Supplied information:
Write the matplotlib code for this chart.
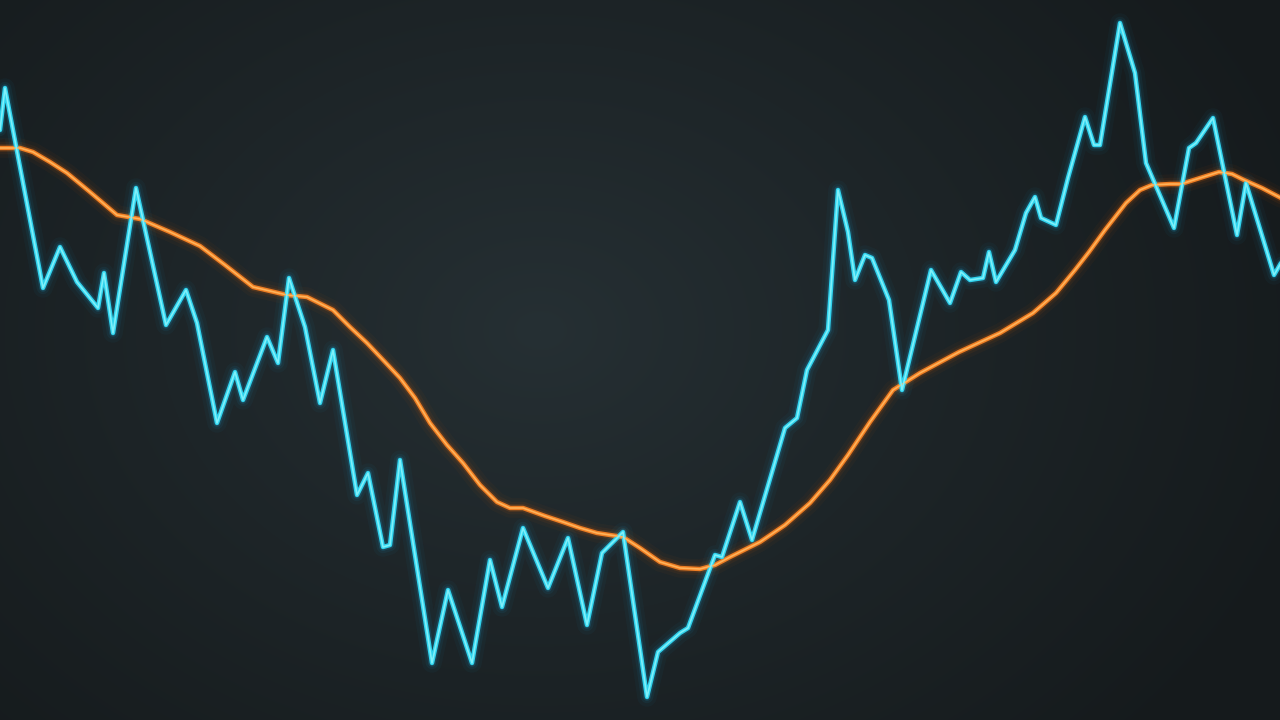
import numpy as np
import matplotlib
matplotlib.use("Agg")
import matplotlib.pyplot as plt

# price trace (jagged, cyan) - x position and level
price_x = [0, 5, 43, 60, 77, 98, 104, 113, 136, 166, 186, 197, 217, 235, 243, 267, 278, 289, 305,
           320, 333, 357, 368, 383, 390, 400, 432, 448, 472, 490, 502, 523, 548, 568, 587, 602, 623,
           647, 658, 680, 688, 715, 722, 740, 752, 785, 797, 807, 828, 838, 848, 855, 865, 872, 889,
           902, 931, 950, 961, 970, 983, 989, 996, 1015, 1026, 1035, 1041, 1056, 1068, 1085, 1094,
           1100, 1120, 1135, 1146, 1174, 1189, 1196, 1213, 1237, 1246, 1274, 1281]
price_y = [130, 88, 288, 247, 282, 308, 273, 333, 188, 325, 290, 323, 423, 372, 400, 337, 363, 278, 327,
           403, 350, 495, 473, 547, 545, 460, 663, 590, 663, 560, 607, 528, 588, 538, 625, 553, 532,
           697, 652, 633, 628, 555, 557, 502, 540, 428, 418, 370, 330, 190, 232, 280, 255, 258, 300,
           390, 270, 303, 272, 280, 278, 252, 282, 250, 213, 197, 218, 225, 178, 117, 145,
           145, 23, 73, 163, 228, 148, 143, 118, 235, 183, 275, 263]

# moving average (smooth, orange)
avg_x = [0, 20, 33, 50, 67, 90, 117, 140, 170, 200, 225, 253, 287, 307, 333, 350, 367, 385, 400, 415,
         430, 447, 463, 480, 497, 510, 523, 545, 563, 580, 597, 623, 640, 660, 680, 700, 715, 730, 760,
         785, 810, 830, 848, 870, 893, 920, 959, 1000, 1033, 1056, 1075, 1089, 1105, 1126, 1140, 1152,
         1170, 1181, 1200, 1219, 1232, 1244, 1262, 1281]
avg_y = [148, 148, 152, 162, 173, 192, 215, 219, 232, 246, 265, 287, 295, 297, 310, 327, 343, 362, 378, 398,
         423, 445, 463, 485, 502, 508, 508, 516, 522, 528, 533, 537, 548, 562, 568, 569, 565, 557, 542,
         525, 503, 480, 455, 422, 390, 373, 352, 333, 313, 293, 270, 252, 230, 203, 190, 185,
         184, 184, 178, 172, 174, 180, 188, 198]

W, H = 1280, 720
fig = plt.figure(figsize=(12.8, 7.2), dpi=100)
ax = fig.add_axes([0, 0, 1, 1])

# radial background, teal-ish dark
yy, xx = np.mgrid[0:H, 0:W]
r = np.sqrt(((xx - 540) / 820.0) ** 2 + ((yy - 330) / 620.0) ** 2)
r = np.clip(r, 0, 1) ** 0.9
inner = np.array([38, 48, 52]) / 255.0
outer = np.array([21, 26, 28]) / 255.0
bg = inner[None, None, :] * (1 - r[..., None]) + outer[None, None, :] * r[..., None]
ax.imshow(bg, extent=(0, W, H, 0), aspect='auto', zorder=0)

def glow_line(x, y, core, edge, halo, lw=2.0):
    for w, a in [(14, 0.035), (9, 0.06), (5.5, 0.14)]:
        ax.plot(x, y, color=halo, lw=w, alpha=a, solid_capstyle='round', solid_joinstyle='round', zorder=2)
    ax.plot(x, y, color=edge, lw=lw + 1.2, solid_capstyle='round', solid_joinstyle='round', zorder=3)
    ax.plot(x, y, color=core, lw=lw * 0.6, solid_capstyle='round', solid_joinstyle='round', zorder=4)

glow_line(avg_x, avg_y, '#ffb35a', '#ef7d22', '#ff6a00', lw=2.0)
glow_line(price_x, price_y, '#7ff0fa', '#2fd3ee', '#16c0ff', lw=2.0)

ax.set_xlim(0, W)
ax.set_ylim(H, 0)
ax.axis('off')

fig.savefig('out.png', dpi=100)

Your instructions:
Images in the data above are to be skipped. Retype all other material exactly.

Exercise output:
Write the matplotlib code for this chart.
import numpy as np
import matplotlib
matplotlib.use("Agg")
import matplotlib.pyplot as plt

# price trace (jagged, cyan) - x position and level
price_x = [0, 5, 43, 60, 77, 98, 104, 113, 136, 166, 186, 197, 217, 235, 243, 267, 278, 289, 305,
           320, 333, 357, 368, 383, 390, 400, 432, 448, 472, 490, 502, 523, 548, 568, 587, 602, 623,
           647, 658, 680, 688, 715, 722, 740, 752, 785, 797, 807, 828, 838, 848, 855, 865, 872, 889,
           902, 931, 950, 961, 970, 983, 989, 996, 1015, 1026, 1035, 1041, 1056, 1068, 1085, 1094,
           1100, 1120, 1135, 1146, 1174, 1189, 1196, 1213, 1237, 1246, 1274, 1281]
price_y = [130, 88, 288, 247, 282, 308, 273, 333, 188, 325, 290, 323, 423, 372, 400, 337, 363, 278, 327,
           403, 350, 495, 473, 547, 545, 460, 663, 590, 663, 560, 607, 528, 588, 538, 625, 553, 532,
           697, 652, 633, 628, 555, 557, 502, 540, 428, 418, 370, 330, 190, 232, 280, 255, 258, 300,
           390, 270, 303, 272, 280, 278, 252, 282, 250, 213, 197, 218, 225, 178, 117, 145,
           145, 23, 73, 163, 228, 148, 143, 118, 235, 183, 275, 263]

# moving average (smooth, orange)
avg_x = [0, 20, 33, 50, 67, 90, 117, 140, 170, 200, 225, 253, 287, 307, 333, 350, 367, 385, 400, 415,
         430, 447, 463, 480, 497, 510, 523, 545, 563, 580, 597, 623, 640, 660, 680, 700, 715, 730, 760,
         785, 810, 830, 848, 870, 893, 920, 959, 1000, 1033, 1056, 1075, 1089, 1105, 1126, 1140, 1152,
         1170, 1181, 1200, 1219, 1232, 1244, 1262, 1281]
avg_y = [148, 148, 152, 162, 173, 192, 215, 219, 232, 246, 265, 287, 295, 297, 310, 327, 343, 362, 378, 398,
         423, 445, 463, 485, 502, 508, 508, 516, 522, 528, 533, 537, 548, 562, 568, 569, 565, 557, 542,
         525, 503, 480, 455, 422, 390, 373, 352, 333, 313, 293, 270, 252, 230, 203, 190, 185,
         184, 184, 178, 172, 174, 180, 188, 198]

W, H = 1280, 720
fig = plt.figure(figsize=(12.8, 7.2), dpi=100)
ax = fig.add_axes([0, 0, 1, 1])

# radial background, teal-ish dark
yy, xx = np.mgrid[0:H, 0:W]
r = np.sqrt(((xx - 540) / 820.0) ** 2 + ((yy - 330) / 620.0) ** 2)
r = np.clip(r, 0, 1) ** 0.9
inner = np.array([38, 48, 52]) / 255.0
outer = np.array([21, 26, 28]) / 255.0
bg = inner[None, None, :] * (1 - r[..., None]) + outer[None, None, :] * r[..., None]
ax.imshow(bg, extent=(0, W, H, 0), aspect='auto', zorder=0)

def glow_line(x, y, core, edge, halo, lw=2.0):
    for w, a in [(14, 0.035), (9, 0.06), (5.5, 0.14)]:
        ax.plot(x, y, color=halo, lw=w, alpha=a, solid_capstyle='round', solid_joinstyle='round', zorder=2)
    ax.plot(x, y, color=edge, lw=lw + 1.2, solid_capstyle='round', solid_joinstyle='round', zorder=3)
    ax.plot(x, y, color=core, lw=lw * 0.6, solid_capstyle='round', solid_joinstyle='round', zorder=4)

glow_line(avg_x, avg_y, '#ffb35a', '#ef7d22', '#ff6a00', lw=2.0)
glow_line(price_x, price_y, '#7ff0fa', '#2fd3ee', '#16c0ff', lw=2.0)

ax.set_xlim(0, W)
ax.set_ylim(H, 0)
ax.axis('off')

fig.savefig('out.png', dpi=100)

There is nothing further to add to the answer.